DATASET EXCERPTS:
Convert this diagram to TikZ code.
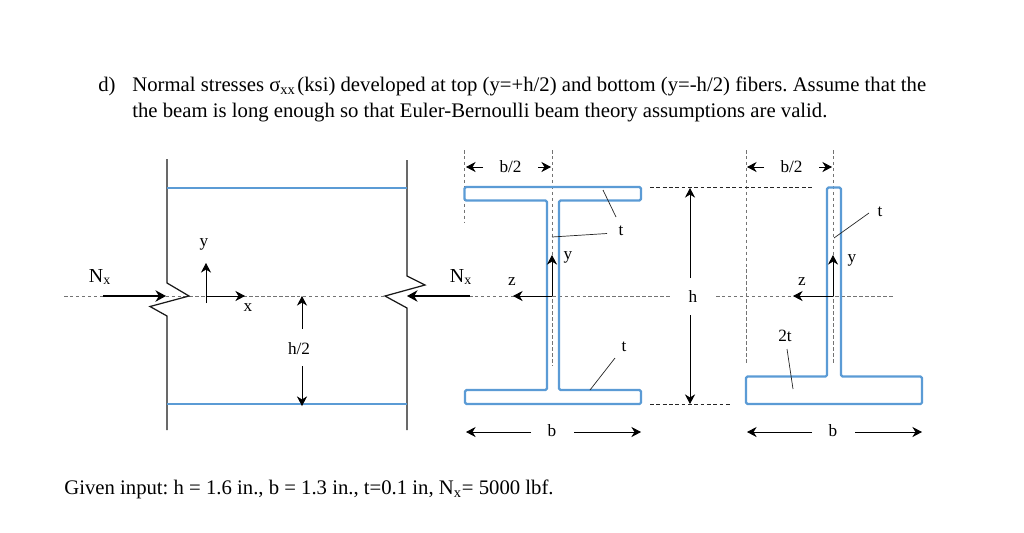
\documentclass[tikz,border=0pt]{standalone}
\usepackage{fontspec}
\setmainfont{Liberation Serif}
\frenchspacing
\usetikzlibrary{arrows.meta, positioning}

\begin{document}
\begin{tikzpicture}[
            x=0.02cm, y=-0.02cm,
            heading/.style={anchor=base west, inner sep=0pt, font=\fontsize{11.79}{13}\selectfont},
            dimlabel/.style={inner sep=0pt, font=\fontsize{9.8}{11}\selectfont},
            forcelabel/.style={inner sep=0pt, font=\fontsize{11.3}{12}\selectfont},
            section/.style={draw=secblue, line width=1.3pt, line join=round, rounded corners=0.8pt},
            wall/.style={draw=black!90, line width=0.7pt},
            center/.style={draw=black!55, line width=0.55pt, dash pattern=on 2pt off 1.4pt},
            guide/.style={draw=black!85, line width=0.55pt, dash pattern=on 2.2pt off 1.4pt},
            arrow/.style={-{Stealth[length=5.5pt, width=5.8pt]}, line width=0.5pt},
            force/.style={-{Stealth[length=6pt, width=6.5pt]}, line width=1.2pt},
            leader/.style={draw=black!85, line width=0.4pt}
        ]
            \definecolor{secblue}{HTML}{5B9BD5}
            \useasboundingbox (0,0) rectangle (1024,532);

            % Text
            \node[heading] (part) at (98,91) {d)};
            \node[heading] (line1) at (132,91) {Normal stresses σ\textsubscript{xx}\hspace{0.08em}(ksi) developed at top (y=+h/2) and bottom (y=-h/2) fibers. Assume that the};
            \node[heading] (line2) at (132,117) {the beam is long enough so that Euler-Bernoulli beam theory assumptions are valid.};
            \node[heading] (given) at (64,494) {Given input: h = 1.6 in., b = 1.3 in., t=0.1 in, N\textsubscript{x}= 5000 lbf.};

            % Center lines
            \draw[center] (64,296) -- (385,296);
            \draw[center] (469,296) -- (670,296);
            \draw[center] (716,296) -- (895,296);
            \foreach \xc/\ye in {464.5/223, 552/366, 746/363, 833/365} {
                \draw[center] (\xc,150) -- (\xc,\ye);
            }
            \draw[guide] (650,187) -- (812,187);
            \draw[guide] (650,404) -- (730,404);

            % Beam side view
            \draw[wall] (167,159) -- (167,283) -- (189,296) -- (150,306.5) -- (167,316) -- (167,430);
            \draw[wall] (407,160) -- (407,276) -- (425,285) -- (385,296) -- (407,308) -- (407,430);
            \draw[section] (167,187.9) -- (407,187.9);
            \draw[section] (167,404) -- (407,404);

            % Sections
            \draw[section] (464.5,187) -- (641,187) -- (641,200.5) -- (559,200.5) -- (559,390) -- (641,390) -- (641,404) -- (465,404) -- (465,390) -- (547,390) -- (547,200.5) -- (464.5,200.5) -- cycle;
            \draw[section] (827,187.5) -- (841,187.5) -- (841,376.5) -- (922,376.5) -- (922,404) -- (746,404) -- (746,376.5) -- (827,376.5) -- cycle;

            % Axial forces
            \node[forcelabel] (nleft) at (100,277) {N\textsubscript{x}};
            \node[forcelabel] (nright) at (461,277) {N\textsubscript{x}};
            \coordinate (fl0) at (103,296);
            \coordinate (fl1) at (166,296);
            \coordinate (fr0) at (470,296);
            \coordinate (fr1) at (407,296);
            \draw[force] (fl0) -- (fl1);
            \draw[force] (fr0) -- (fr1);

            % Axes on the side view
            \coordinate (orig) at (206,296);
            \coordinate (ystart) at (206,303);
            \coordinate (yend) at (206,263);
            \coordinate (xend) at (245,296);
            \node[dimlabel] (ylab) at (204,244) {y};
            \node[dimlabel] (xlab) at (248,308) {x};
            \draw[arrow] (ystart) -- (yend);
            \draw[arrow] (orig) -- (xend);

            % Half height
            \node[dimlabel] (hhalf) at (299,349) {h/2};
            \coordinate (hhtop) at (302,296);
            \coordinate (hhbot) at (302,406);
            \draw[arrow] (302,329) -- (hhtop);
            \draw[arrow] (302,366) -- (hhbot);

            % Axes on the sections
            \foreach \name/\xo/\zx/\zl/\yl/\yy in {i/552/513/512/568/257, t/833/793/802/852/260} {
                \coordinate (o\name) at (\xo,296);
                \coordinate (z\name) at (\zx,296);
                \coordinate (y\name) at (\xo,255);
                \node[dimlabel] (zlab\name) at (\zl,282) {z};
                \node[dimlabel] (ylab\name) at (\yl,\yy) {y};
                \draw[arrow] (o\name) -- (z\name);
                \draw[arrow] (o\name) -- (y\name);
            }

            % Widths
            \foreach \name/\xa/\xm/\xb in {i/465/552/641, t/746/833/922} {
                \node[dimlabel] (bhalf\name) at (\xa+45.5,167) {b/2};
                \node[dimlabel] (b\name) at (\xm,431) {b};
                \draw[arrow] (\xa+18,167) -- (\xa+1,167);
                \draw[arrow] (\xm-14,167) -- (\xm-1,167);
                \draw[arrow] (\xm-21,432) -- (\xa+1,432);
                \draw[arrow] (\xm+22,432) -- (\xb,432);
            }

            % Height
            \node[dimlabel] (h) at (693,297) {h};
            \coordinate (htop) at (690,188);
            \coordinate (hbot) at (690,404);
            \draw[arrow] (690,278) -- (htop);
            \draw[arrow] (690,315) -- (hbot);

            % Thickness labels
            \node[dimlabel] (t1) at (621,231) {t};
            \node[dimlabel] (t2) at (624,347) {t};
            \node[dimlabel] (t3) at (880,212) {t};
            \node[dimlabel] (t4) at (785,336) {2t};
            \draw[leader] (603,190) -- (616,217);
            \draw[leader] (552,237) -- (607,233.5);
            \draw[leader] (590,390) -- (615,358);
            \draw[leader] (834,238) -- (869,213);
            \draw[leader] (787,349) -- (793,389);
        \end{tikzpicture}
\end{document}
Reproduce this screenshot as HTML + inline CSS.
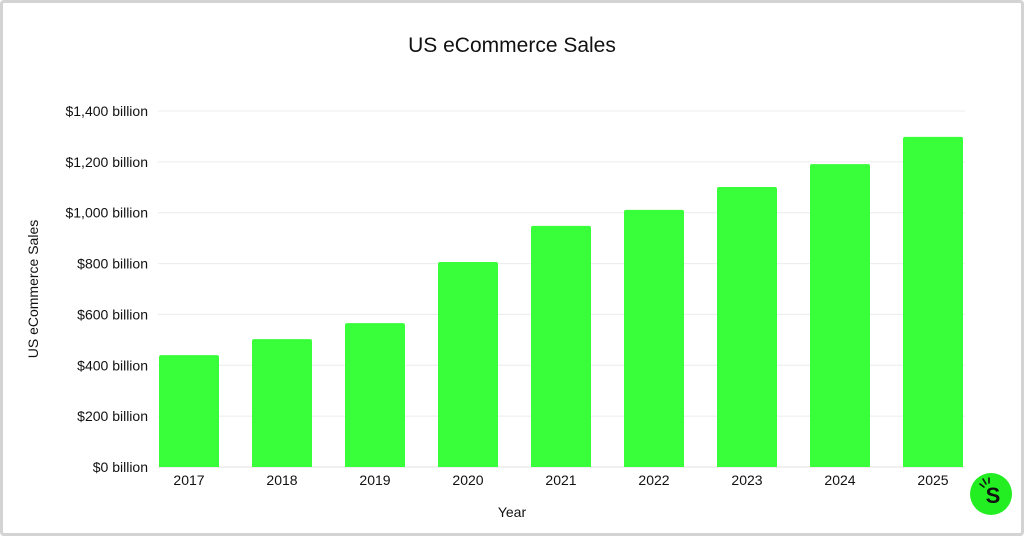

WHAT THE EXERCISE ASKS: Leave images out of the retyped records; keep all else exact.

WRITTEN ANSWER:
Convert this diagram to TikZ code.
\documentclass[tikz,border=0pt]{standalone}
\usepackage{fontspec}
\setmainfont{Liberation Serif}
\frenchspacing
\usetikzlibrary{arrows.meta, positioning}

\begin{document}
\begin{tikzpicture}[
            x=0.02cm, y=-0.02cm,
            heading/.style={anchor=base west, inner sep=0pt, font=\fontsize{11.79}{13}\selectfont},
            dimlabel/.style={inner sep=0pt, font=\fontsize{9.8}{11}\selectfont},
            forcelabel/.style={inner sep=0pt, font=\fontsize{11.3}{12}\selectfont},
            section/.style={draw=secblue, line width=1.3pt, line join=round, rounded corners=0.8pt},
            wall/.style={draw=black!90, line width=0.7pt},
            center/.style={draw=black!55, line width=0.55pt, dash pattern=on 2pt off 1.4pt},
            guide/.style={draw=black!85, line width=0.55pt, dash pattern=on 2.2pt off 1.4pt},
            arrow/.style={-{Stealth[length=5.5pt, width=5.8pt]}, line width=0.5pt},
            force/.style={-{Stealth[length=6pt, width=6.5pt]}, line width=1.2pt},
            leader/.style={draw=black!85, line width=0.4pt}
        ]
            \definecolor{secblue}{HTML}{5B9BD5}
            \useasboundingbox (0,0) rectangle (1024,532);

            % Text
            \node[heading] (part) at (98,91) {d)};
            \node[heading] (line1) at (132,91) {Normal stresses σ\textsubscript{xx}\hspace{0.08em}(ksi) developed at top (y=+h/2) and bottom (y=-h/2) fibers. Assume that the};
            \node[heading] (line2) at (132,117) {the beam is long enough so that Euler-Bernoulli beam theory assumptions are valid.};
            \node[heading] (given) at (64,494) {Given input: h = 1.6 in., b = 1.3 in., t=0.1 in, N\textsubscript{x}= 5000 lbf.};

            % Center lines
            \draw[center] (64,296) -- (385,296);
            \draw[center] (469,296) -- (670,296);
            \draw[center] (716,296) -- (895,296);
            \foreach \xc/\ye in {464.5/223, 552/366, 746/363, 833/365} {
                \draw[center] (\xc,150) -- (\xc,\ye);
            }
            \draw[guide] (650,187) -- (812,187);
            \draw[guide] (650,404) -- (730,404);

            % Beam side view
            \draw[wall] (167,159) -- (167,283) -- (189,296) -- (150,306.5) -- (167,316) -- (167,430);
            \draw[wall] (407,160) -- (407,276) -- (425,285) -- (385,296) -- (407,308) -- (407,430);
            \draw[section] (167,187.9) -- (407,187.9);
            \draw[section] (167,404) -- (407,404);

            % Sections
            \draw[section] (464.5,187) -- (641,187) -- (641,200.5) -- (559,200.5) -- (559,390) -- (641,390) -- (641,404) -- (465,404) -- (465,390) -- (547,390) -- (547,200.5) -- (464.5,200.5) -- cycle;
            \draw[section] (827,187.5) -- (841,187.5) -- (841,376.5) -- (922,376.5) -- (922,404) -- (746,404) -- (746,376.5) -- (827,376.5) -- cycle;

            % Axial forces
            \node[forcelabel] (nleft) at (100,277) {N\textsubscript{x}};
            \node[forcelabel] (nright) at (461,277) {N\textsubscript{x}};
            \coordinate (fl0) at (103,296);
            \coordinate (fl1) at (166,296);
            \coordinate (fr0) at (470,296);
            \coordinate (fr1) at (407,296);
            \draw[force] (fl0) -- (fl1);
            \draw[force] (fr0) -- (fr1);

            % Axes on the side view
            \coordinate (orig) at (206,296);
            \coordinate (ystart) at (206,303);
            \coordinate (yend) at (206,263);
            \coordinate (xend) at (245,296);
            \node[dimlabel] (ylab) at (204,244) {y};
            \node[dimlabel] (xlab) at (248,308) {x};
            \draw[arrow] (ystart) -- (yend);
            \draw[arrow] (orig) -- (xend);

            % Half height
            \node[dimlabel] (hhalf) at (299,349) {h/2};
            \coordinate (hhtop) at (302,296);
            \coordinate (hhbot) at (302,406);
            \draw[arrow] (302,329) -- (hhtop);
            \draw[arrow] (302,366) -- (hhbot);

            % Axes on the sections
            \foreach \name/\xo/\zx/\zl/\yl/\yy in {i/552/513/512/568/257, t/833/793/802/852/260} {
                \coordinate (o\name) at (\xo,296);
                \coordinate (z\name) at (\zx,296);
                \coordinate (y\name) at (\xo,255);
                \node[dimlabel] (zlab\name) at (\zl,282) {z};
                \node[dimlabel] (ylab\name) at (\yl,\yy) {y};
                \draw[arrow] (o\name) -- (z\name);
                \draw[arrow] (o\name) -- (y\name);
            }

            % Widths
            \foreach \name/\xa/\xm/\xb in {i/465/552/641, t/746/833/922} {
                \node[dimlabel] (bhalf\name) at (\xa+45.5,167) {b/2};
                \node[dimlabel] (b\name) at (\xm,431) {b};
                \draw[arrow] (\xa+18,167) -- (\xa+1,167);
                \draw[arrow] (\xm-14,167) -- (\xm-1,167);
                \draw[arrow] (\xm-21,432) -- (\xa+1,432);
                \draw[arrow] (\xm+22,432) -- (\xb,432);
            }

            % Height
            \node[dimlabel] (h) at (693,297) {h};
            \coordinate (htop) at (690,188);
            \coordinate (hbot) at (690,404);
            \draw[arrow] (690,278) -- (htop);
            \draw[arrow] (690,315) -- (hbot);

            % Thickness labels
            \node[dimlabel] (t1) at (621,231) {t};
            \node[dimlabel] (t2) at (624,347) {t};
            \node[dimlabel] (t3) at (880,212) {t};
            \node[dimlabel] (t4) at (785,336) {2t};
            \draw[leader] (603,190) -- (616,217);
            \draw[leader] (552,237) -- (607,233.5);
            \draw[leader] (590,390) -- (615,358);
            \draw[leader] (834,238) -- (869,213);
            \draw[leader] (787,349) -- (793,389);
        \end{tikzpicture}
\end{document}
Reproduce this screenshot as HTML + inline CSS.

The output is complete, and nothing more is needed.